My reading currently centers around mid-1980s library fires, although wholly unintentionally. The Library Book is a nonfiction recounting of the fire that destroyed the Los Angeles Public Library’s main branch. Orlean has a very lyrical way of storytelling, so so far I’m enjoying the book. (If you didn’t know there was a massive fire at a major city library in the U.S. 30 years ago, that’s because it was the same day as the Chernobyl disaster.)
A Covert Affair is a contemporary romantic espionage novel about a librarian-cum-spy who gets involved when an ambassador and some priceless books go missing from the Library of Congress. The kidnappers make demands that relate to Operation Blue Star in India. I was woefully uninformed about this real-life event, in which a radical Sikh started espousing separatist views, the Indian government retaliated by attacking the most holy Sikh site where he was holed up, and in the aftermath the Sikh Reference Library was set ablaze. The only question that remains (in real life and in the novel) is whether the holy texts contained therein were incinerated or whether agents of the Indian government removed them first. Should you also not be familiar with Operation Blue Star, you most certainly heard of the action that resulted from it — the assassination of Prime Minister Indira Gandhi.
Head to As Kat Knits for the roundup of who’s knitting and reading what.
September 3, 2019
books i loved from outside my comfort zone
posted by soe 12:23 am
Today’s Top Ten Tuesday topic from That Artsy Reader Girl asks us to share books we loved that were outside our comfort zone:
- The Book of Unknown Americans by Cristina HenrÃÂquez: I mostly don’t love multi-POV novels, so it was a huge surprise that this ended up being the best book I read in 2014.
- Maus 1: A Survivor’s Tale by Art Spiegelman: This was the first graphic novel I ever read, back in college when Spiegelman was coming to speak. I don’t love WWII stories and I hadn’t read a book where pictures were equally important to the story in ages.
- The Great Gatsby by F. Scott Fitzgerald: Spoiler alert: I don’t love tragic novels. But this one was so well-crafted that I couldn’t help but be impressed when I read it in grad school.
- All the Light We Cannot See by Anthony Doerr: Sometimes I get swayed by all the positive reviews I see of a book, but when it isn’t for me, I quit reading. Again, WWII and multiple POVs, but in this case the short chapters and change in narrators gave me places to breathe and put the book down when things got too intense to keep reading.
- Exit West by Mohsin Hamid: More war. But the lyrical prose and the distance between the reader and the main characters combined with the magical realism of doors that transcend space made this a must-read story about refugees.
- The Particular Sadness of Lemon Cake by Aimee Bender: When I first reviewed this book, I stated quite plainly that while I could see its appeal, I didn’t like it because I don’t like books that end in a depressing way. But when it came time to round up the best books I read in 2010, I found that it had stuck with me in a visceral way that other books hadn’t.

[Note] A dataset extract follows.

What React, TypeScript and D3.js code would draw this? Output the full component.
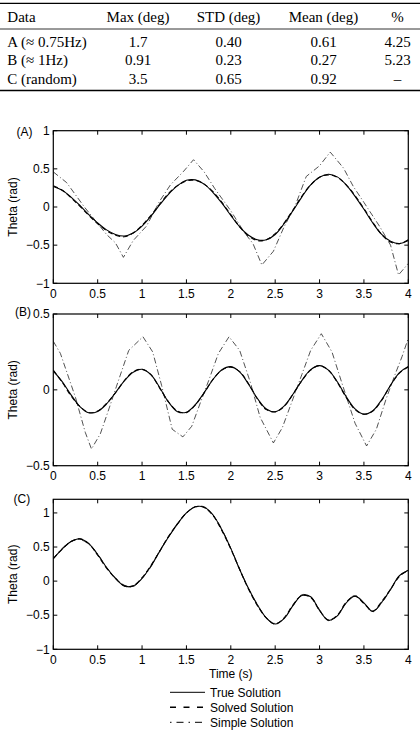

- The entire Cormoran Strike series by Robert Galbraith: I like mysteries and detective novels, but only when they aren’t especially dark and tense. However, I also don’t like them when they’re stupid and obvious, and there’s a narrow path to walk between those two things. The more literary novels tend toward thrillers and the less uncomfortable ones tend to give the story away in the first chapter. When I’m trying to give people examples of where the line is I point them to the Cormoran Strike novels, which fall at the very extreme end of how dark a novel I can get through.
- A Monster Calls by Patrick Ness: I’m pretty sure I just bawled through this entire novel, which is not how I like to enjoy my reading.

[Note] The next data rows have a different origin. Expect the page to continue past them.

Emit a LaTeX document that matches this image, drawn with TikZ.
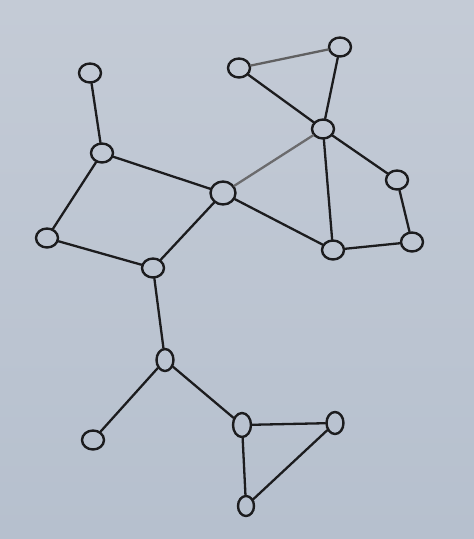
\documentclass[tikz,border=0pt]{standalone}
\usetikzlibrary{shapes.geometric}
\definecolor{board}{RGB}{196,203,214}
\definecolor{boardlow}{RGB}{182,192,206}
\definecolor{ink}{RGB}{28,28,30}
\begin{document}
\begin{tikzpicture}[x=1pt,y=-1pt,
  vtx/.style={ellipse,draw=ink,line width=2.4pt,minimum width=22pt,minimum height=19pt,inner sep=0pt},
  edge/.style={draw=ink,line width=2.3pt,line cap=round}]
\shade[top color=board,bottom color=boardlow] (0,0) rectangle (474,539);
\useasboundingbox (0,0) rectangle (474,539);
\node[vtx] (A) at (90,73) {};
\node[vtx] (B) at (102,153) {};
\node[vtx,minimum width=25pt,minimum height=23pt] (C) at (223,193) {};
\node[vtx] (D) at (47,238) {};
\node[vtx] (E) at (153,268) {};
\node[vtx,minimum width=17pt,minimum height=22pt] (F) at (165,360) {};
\node[vtx] (G) at (93,440) {};
\node[vtx,minimum width=18pt,minimum height=24pt] (H) at (242,425) {};
\node[vtx,minimum width=17pt,minimum height=22pt] (I) at (335,423) {};
\node[vtx,minimum width=16pt,minimum height=20pt] (J) at (246,506) {};
\node[vtx] (K) at (239,68) {};
\node[vtx] (L) at (340,47) {};
\node[vtx] (M) at (323,129) {};
\node[vtx] (N) at (397,180) {};
\node[vtx] (O) at (333,250) {};
\node[vtx] (P) at (412,242) {};
\draw[edge] (A) -- (B);
\draw[edge] (B) -- (C);
\draw[edge] (B) -- (D);
\draw[edge] (D) -- (E);
\draw[edge] (E) -- (C);
\draw[edge,draw=ink!65] (C) -- (M);
\draw[edge] (C) -- (O);
\draw[edge] (E) -- (F);
\draw[edge] (F) -- (G);
\draw[edge] (F) -- (H);
\draw[edge] (H) -- (I);
\draw[edge] (I) -- (J);
\draw[edge] (H) -- (J);
\draw[edge,draw=ink!70] (K) -- (L);
\draw[edge] (K) -- (M);
\draw[edge] (L) -- (M);
\draw[edge] (M) -- (O);
\draw[edge] (M) -- (N);
\draw[edge] (N) -- (P);
\draw[edge] (O) -- (P);
\end{tikzpicture}
\end{document}
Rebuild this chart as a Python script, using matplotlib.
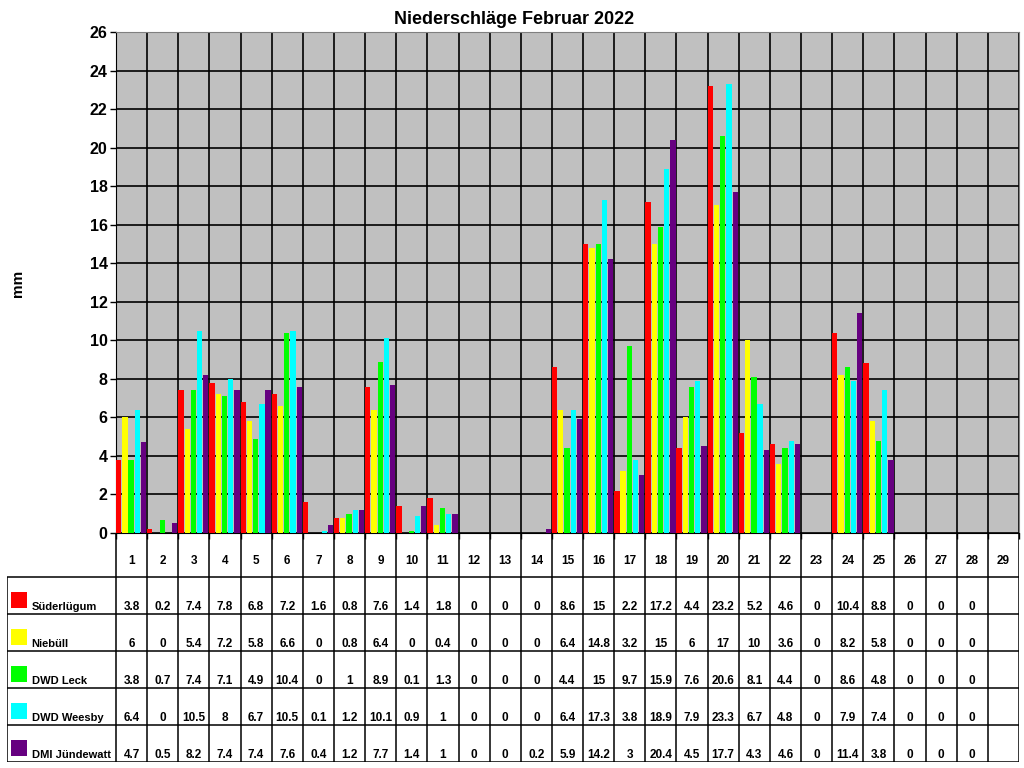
import matplotlib
matplotlib.use("Agg")
import matplotlib.pyplot as plt
import numpy as np
from matplotlib.patches import Rectangle

plt.rcParams.update({
    'font.family': ['Liberation Sans', 'DejaVu Sans'],
    'font.weight': 'bold',
})

days = list(range(1, 30))
stations = ["Süderlügum", "Niebüll", "DWD Leck", "DWD Weesby", "DMI Jündewatt"]
colors = ["#FF0000", "#FFFF00", "#00FF00", "#00FFFF", "#660080"]

suederluegum = [3.8, 0.2, 7.4, 7.8, 6.8, 7.2, 1.6, 0.8, 7.6, 1.4, 1.8, 0, 0, 0,
                8.6, 15, 2.2, 17.2, 4.4, 23.2, 5.2, 4.6, 0, 10.4, 8.8, 0, 0, 0, None]
niebuell = [6, 0, 5.4, 7.2, 5.8, 6.6, 0, 0.8, 6.4, 0, 0.4, 0, 0, 0,
            6.4, 14.8, 3.2, 15, 6, 17, 10, 3.6, 0, 8.2, 5.8, 0, 0, 0, None]
leck = [3.8, 0.7, 7.4, 7.1, 4.9, 10.4, 0, 1, 8.9, 0.1, 1.3, 0, 0, 0,
        4.4, 15, 9.7, 15.9, 7.6, 20.6, 8.1, 4.4, 0, 8.6, 4.8, 0, 0, 0, None]
weesby = [6.4, 0, 10.5, 8, 6.7, 10.5, 0.1, 1.2, 10.1, 0.9, 1, 0, 0, 0,
          6.4, 17.3, 3.8, 18.9, 7.9, 23.3, 6.7, 4.8, 0, 7.9, 7.4, 0, 0, 0, None]
juendewatt = [4.7, 0.5, 8.2, 7.4, 7.4, 7.6, 0.4, 1.2, 7.7, 1.4, 1, 0, 0, 0.2,
              5.9, 14.2, 3, 20.4, 4.5, 17.7, 4.3, 4.6, 0, 11.4, 3.8, 0, 0, 0, None]
series = [suederluegum, niebuell, leck, weesby, juendewatt]

W, H = 1024, 768
fig = plt.figure(figsize=(W / 100, H / 100), dpi=100)

# chart area
ax = fig.add_axes([116 / W, (H - 533) / H, 903 / W, 501 / H])
ax.set_facecolor("#C0C0C0")
x = np.array(days, dtype=float)
step, bw = 0.2, 0.17
for i, (vals, c) in enumerate(zip(series, colors)):
    v = np.array([np.nan if a is None else a for a in vals], dtype=float)
    ax.bar(x - 0.5 + step * i, v, width=bw, align='edge', color=c, zorder=3)

ax.set_xlim(0.5, 29.5)
ax.set_ylim(0, 26)
ax.set_yticks(range(0, 27, 2))
ax.set_xticks(np.arange(0.5, 30, 1))
ax.set_xticklabels([])
ax.grid(True, color="black", linewidth=1.2, zorder=1)
ax.set_axisbelow(True)
ax.tick_params(axis='y', length=4, width=1, labelsize=11.5, pad=2)
ax.tick_params(axis='x', length=4, width=1)
for s in ["top", "right"]:
    ax.spines[s].set_color("#808080")
for s in ["left", "bottom"]:
    ax.spines[s].set_color("black")
for lab in ax.get_yticklabels():
    lab.set_fontweight('bold')

fig.text(514 / W, 1 - 20 / H, "Niederschläge Februar 2022", ha='center', va='center',
         fontsize=13, fontweight='bold')
fig.text(18 / W, 1 - 283 / H, "mm", ha='center', va='center', rotation=90,
         fontsize=11, fontweight='bold')

# data table
tx = fig.add_axes([7 / W, (H - 762) / H, 1012 / W, 229 / H])
tx.set_xlim(-3.0, 29.5)
tx.set_ylim(6.2, 0)
tx.axis('off')
lw = 1.1
tx.vlines(np.arange(0.5, 30, 1), 0, 6.2, color="black", lw=lw)
tx.vlines(-3.0, 1.2, 6.2, color="black", lw=lw)
tx.hlines([1.2 + i for i in range(6)], -3.0, 29.5, color="black", lw=lw)

for d in days:
    tx.text(d, 0.76, str(d), ha='center', va='center', fontsize=8.5, fontweight='bold')

for r, (name, vals, c) in enumerate(zip(stations, series, colors)):
    y0 = 1.2 + r
    tx.add_patch(Rectangle((-2.87, y0 + 0.4), 0.51, 0.43, facecolor=c, edgecolor='none'))
    tx.text(-2.21, y0 + 0.8, name, ha='left', va='center', fontsize=8, fontweight='bold')
    for d, v in zip(days, vals):
        if v is None:
            continue
        tx.text(d, y0 + 0.8, "{:g}".format(v), ha='center', va='center',
                fontsize=8.5, fontweight='bold')

fig.savefig("out.png", dpi=100)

- What Is Not Yours Is Not Yours by Helen Oyeyemi: I do not like short stories, but these were so well-executed and mostly much less dreary than most collections.
- The Book Thief by Marcus Zuzak: While waiting unsuccessfully in line for the last panel of the day at Book Fest on Saturday, I struck up a conversation with a young woman holding a copy of this novel. I shared that I’d been put off by Death as a narrator so much that it took me forever to read it. (I took it out of the library back when it came out and then racked up library fines for six months before returning it and a large donation to the library and buying my own copy. This underlines why I appreciate D.C.’s altering their fine system because this is not the only book where this has occurred.)
How about you? Have you loved certain books in spite of their not being your usual reading fare?